■ Written instruction
Every line of the material is to be quoted verbatim, minus the pictures.

■ Given information

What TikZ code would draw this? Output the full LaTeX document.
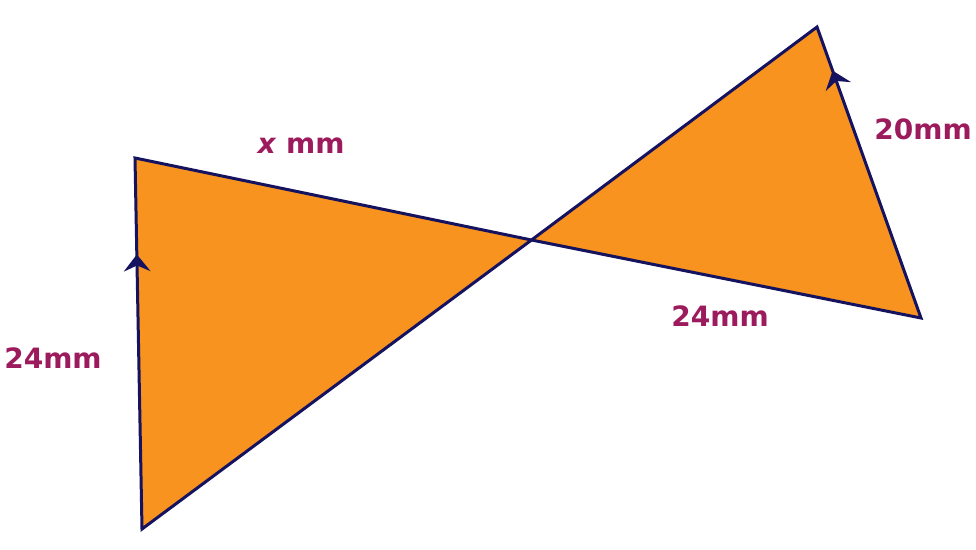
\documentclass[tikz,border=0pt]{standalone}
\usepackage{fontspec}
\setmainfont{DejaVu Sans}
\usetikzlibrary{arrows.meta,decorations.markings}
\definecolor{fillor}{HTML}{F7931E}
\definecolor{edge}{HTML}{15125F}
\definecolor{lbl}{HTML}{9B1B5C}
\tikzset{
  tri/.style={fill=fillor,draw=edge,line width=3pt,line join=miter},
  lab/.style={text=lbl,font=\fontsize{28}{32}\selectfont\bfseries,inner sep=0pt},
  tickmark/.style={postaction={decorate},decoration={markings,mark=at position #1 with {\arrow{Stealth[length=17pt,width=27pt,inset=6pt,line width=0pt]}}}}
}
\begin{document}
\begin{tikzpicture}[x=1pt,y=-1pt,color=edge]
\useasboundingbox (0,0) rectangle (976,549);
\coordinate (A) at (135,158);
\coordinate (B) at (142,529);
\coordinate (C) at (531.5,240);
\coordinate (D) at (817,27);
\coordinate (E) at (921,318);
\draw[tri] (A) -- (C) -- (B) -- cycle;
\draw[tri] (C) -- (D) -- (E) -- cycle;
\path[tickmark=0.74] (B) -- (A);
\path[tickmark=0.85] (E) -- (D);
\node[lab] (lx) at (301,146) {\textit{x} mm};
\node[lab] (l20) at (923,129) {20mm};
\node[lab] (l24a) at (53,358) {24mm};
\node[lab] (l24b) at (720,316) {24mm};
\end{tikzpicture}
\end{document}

■ Expected output
What TikZ code would draw this? Output the full LaTeX document.
\documentclass[tikz,border=0pt]{standalone}
\usepackage{fontspec}
\setmainfont{DejaVu Sans}
\usetikzlibrary{arrows.meta,decorations.markings}
\definecolor{fillor}{HTML}{F7931E}
\definecolor{edge}{HTML}{15125F}
\definecolor{lbl}{HTML}{9B1B5C}
\tikzset{
  tri/.style={fill=fillor,draw=edge,line width=3pt,line join=miter},
  lab/.style={text=lbl,font=\fontsize{28}{32}\selectfont\bfseries,inner sep=0pt},
  tickmark/.style={postaction={decorate},decoration={markings,mark=at position #1 with {\arrow{Stealth[length=17pt,width=27pt,inset=6pt,line width=0pt]}}}}
}
\begin{document}
\begin{tikzpicture}[x=1pt,y=-1pt,color=edge]
\useasboundingbox (0,0) rectangle (976,549);
\coordinate (A) at (135,158);
\coordinate (B) at (142,529);
\coordinate (C) at (531.5,240);
\coordinate (D) at (817,27);
\coordinate (E) at (921,318);
\draw[tri] (A) -- (C) -- (B) -- cycle;
\draw[tri] (C) -- (D) -- (E) -- cycle;
\path[tickmark=0.74] (B) -- (A);
\path[tickmark=0.85] (E) -- (D);
\node[lab] (lx) at (301,146) {\textit{x} mm};
\node[lab] (l20) at (923,129) {20mm};
\node[lab] (l24a) at (53,358) {24mm};
\node[lab] (l24b) at (720,316) {24mm};
\end{tikzpicture}
\end{document}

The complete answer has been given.